Sunday, 29 November 2020

The Economic Content of Narodism, Chapter 1 - Part 15

The Narodniks, with their subjectivist sociology, could not understand the role of these class interests in determining the actions of the state. For the Narodniks, it comes down to only wrong ideas in the heads of state officials and the intelligentsia that have wandered off from the natural path of development. Lenin says that, for the Narodniks, 

“If the state assists the development of capitalism it is not at all because the bourgeoisie possess material force enabling them to “send” the people “to work” and bend policy in their own will. Nothing of the sort! It is simply that the Vernadskys, the Chicherins, the Mendeleyevs and other professors hold wrong theories about a “fatal” order, and the state “takes heed” of them.” (p 354) 

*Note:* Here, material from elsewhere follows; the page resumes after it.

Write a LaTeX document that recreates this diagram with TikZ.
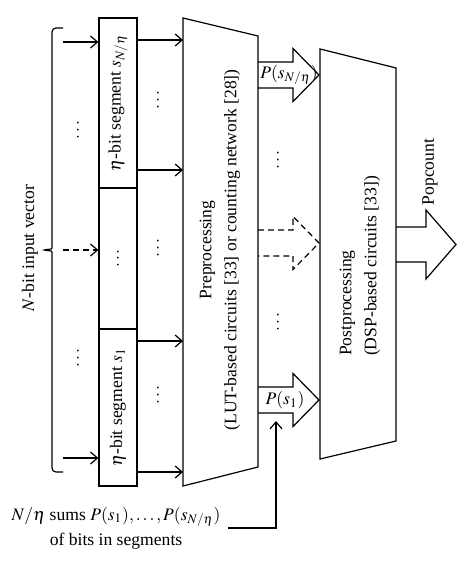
\documentclass[tikz,border=0pt]{standalone}
\usepackage{mathptmx}
\usepackage{fontspec}
\setmainfont{Liberation Serif}
\usetikzlibrary{arrows.meta,calc}

\begin{document}
\begin{tikzpicture}[
    x=0.5pt, y=-0.5pt,
    line width=0.6pt,
    font=\fontsize{8.8}{12.5}\selectfont,
    >={Straight Barb[length=3.5pt,width=6pt]},
    seg/.style={draw, minimum width=19pt, inner sep=0pt},
    vdots/.style={rotate=90, inner sep=0pt},
    lbl/.style={rotate=90, align=center, inner sep=0pt},
    arr/.style={->},
    darr/.style={->, dash pattern=on 3pt off 2pt},
    blk/.style={},
    dblk/.style={dash pattern=on 3pt off 2pt}
]
    \useasboundingbox (0,0) rectangle (474,566);

    % input vector and its brace
    \node[lbl] (vec) at (30,248) {$N$-bit input vector};
    \draw[rounded corners=2pt] (63,28) -- (52,28) -- (52,244)
        .. controls (52,249) .. (42,250) .. controls (52,251) .. (52,256)
        -- (52,472) -- (63,472);
    \coordinate (in-a) at (63,42);
    \coordinate (in-b) at (63,250);
    \coordinate (in-c) at (63,458);
    \node[vdots] (dots-a) at (78,130) {$\dots$};
    \node[vdots] (dots-b) at (78,358) {$\dots$};

    % segments
    \node[seg, minimum height=85pt] (segN) at (118,103) {};
    \node[seg, minimum height=70.5pt] (segM) at (118,258.5) {};
    \node[seg, minimum height=78.5pt] (seg1) at (118,407.5) {};
    \node[lbl] (segNtxt) at (segN) {$\eta$-bit segment $s_{N/\eta}$};
    \node[vdots] (segMtxt) at (segM) {$\dots$};
    \node[lbl] (seg1txt) at (seg1) {$\eta$-bit segment $s_1$};

    \draw[arr] (in-a) -- (in-a -| segN.west);
    \draw[darr] (in-b) -- (in-b -| segM.west);
    \draw[arr] (in-c) -- (in-c -| seg1.west);

    % preprocessing block
    \coordinate (pre-nw) at (183,18);
    \coordinate (pre-ne) at (258,36);
    \coordinate (pre-se) at (258,467);
    \coordinate (pre-sw) at (183,486);
    \draw (pre-nw) -- (pre-ne) -- (pre-se) -- (pre-sw) -- cycle;
    \node[lbl] (pretxt) at (220,250) {Preprocessing\\(LUT-based circuits [33] or counting network [28])};

    \coordinate (pin-a) at (183,40);
    \coordinate (pin-b) at (183,170);
    \coordinate (pin-c) at (183,341);
    \coordinate (pin-d) at (183,472);
    \draw[arr] (segN.east |- pin-a) -- (pin-a);
    \draw[arr] (segN.east |- pin-b) -- (pin-b);
    \draw[arr] (seg1.east |- pin-c) -- (pin-c);
    \draw[arr] (seg1.east |- pin-d) -- (pin-d);
    \node[vdots] (dots-c) at (158,100) {$\dots$};
    \node[vdots] (dots-d) at (158,248) {$\dots$};
    \node[vdots] (dots-e) at (158,395) {$\dots$};

    % sums passed on
    \foreach \yc/\sty in {75/blk, 243/dblk, 400/blk}
        \draw[\sty] (258,\yc-13) -- (293,\yc-13) -- (293,\yc-26.5)
            -- (319,\yc) -- (293,\yc+26.5) -- (293,\yc+13) -- (258,\yc+13);
    \node[inner sep=0pt] (sumN) at (289,75) {$P(s_{N/\eta})$};
    \node[inner sep=0pt] (sum1) at (285,400) {$P(s_1)$};
    \node[vdots] (dots-f) at (278,160) {$\dots$};
    \node[vdots] (dots-g) at (278,322) {$\dots$};

    % postprocessing block
    \coordinate (post-nw) at (320,49);
    \coordinate (post-ne) at (396,68);
    \coordinate (post-se) at (396,441);
    \coordinate (post-sw) at (320,459);
    \draw (post-nw) -- (post-ne) -- (post-se) -- (post-sw) -- cycle;
    \node[lbl, align=left] (posttxt) at (360,266) {Postprocessing\\(DSP-based circuits [33])};

    % result
    \draw (396,227) -- (426,227) -- (426,210) -- (456,244.5) -- (426,279) -- (426,262) -- (396,262);
    \node[lbl] (popc) at (430,172) {Popcount};

    % note on the sums
    \node[align=center] (note) at (116,528) {$N/\eta$ sums $P(s_1),\ldots,P(s_{N/\eta})$\\of bits in segments};
    \coordinate (sum1-tip) at (276,421);
    \draw[arr] (note.east) -| (sum1-tip);
\end{tikzpicture}
\end{document}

Lenin quotes a passage from the Narodnik which illustrates this failure to understand the class nature of the state. The same approach is taken by modern-day statists, be they social-democrats, socialists or even those that call themselves revolutionaries. 

“... cannot, finally, the negative aspects of the advancing order be softened, somehow altered or the period of its domination shortened? Is the state really something so inert, involuntary and helpless that it cannot influence its own destiny and change it; is it really something like a spinning-top, released by providence, that moves only along a definite road, only for a certain time, and performs a certain number of revolutions, or like an organism of very limited will-power; is it really directed by something resembling a huge iron wheel which crushes every audacious person who dares to seek the nearest roads to human happiness?!” (p 354) 

But, of course, the question is never cannot the state act? It always can and always does. The question is in whose interests will it, and does it act? As a class state, it acts in the interests of the ruling class. Sometimes, it even does that by acting against the apparent, short-term interests of that class, in order to advance its long-term interests. Always, it acts in the interests of the dominant section of that class, as a whole, rather than in the interests of individual elements of that class. The actions of the state in relation to the Factory Acts were a case in point. The state acted in the interests of industrial capital as a whole, and particularly its dominant section, even as individual capitals sought to avoid or flout their responsibilities in that regard, as a consequence of competitive pressures upon them. As Engels points out, the state pursues such enforcement all the more willingly at the point that the large-scale producers dominate production, and who can easily absorb these costs. In fact, what these laws do is to favour the larger capitals, and, thereby, facilitate the process of concentration and centralisation. 

“Being hostile to capitalism, the small producers constitute a transitory class that is closely connected with the bourgeoisie and for that reason is incapable of understanding that the large-scale capitalism it dislikes is not fortuitous, but is a direct product of the entire contemporary economic (and social, and political, and juridical) system arising out of the struggle of mutually opposite social forces. Only inability to understand this can lead to such absolute stupidity as that of appealing to the “state” as though the political system is not rooted in the economic, does not express it, does not serve it.” (p 354-5) 

The small producer understands that the capitalist state is not inert but acts in the interests of big capital. Workers know that the capitalist state is not inert, but acts in the interests of capital in general, and of big capital and fictitious capital in particular. Periodically, the political regime falls into the hands of forces that attempt to modify the operation of the state. Conservative and reactionary governments, themselves representing the interests of small capitalists may, for example, introduce measures to that effect. Thatcher, for example, attempted such an agenda, in the 1980's, introducing a series of measures such as Enterprise Zones, aimed at the small business class from which she came. The growth of Euroscepticism in the Tory Party, in the late 80's, and during the 90's was part of this same trend, as is the coming to office of Boris Johnson. Similarly, progressive social-democratic governments have tried to move the lever further in the other direction. But, all of these simply represent nuance. They represent the phenomenal form of the underlying reality, by which the state acts in the interests of the dominant section of the ruling class. Its no wonder then that the state attempted to frustrate the attempts of the Tory government to implement its Brexit policy. Nor is it any surprise, at the other extreme, that the Chilean state overthrew the progressive social-democratic government of Allende.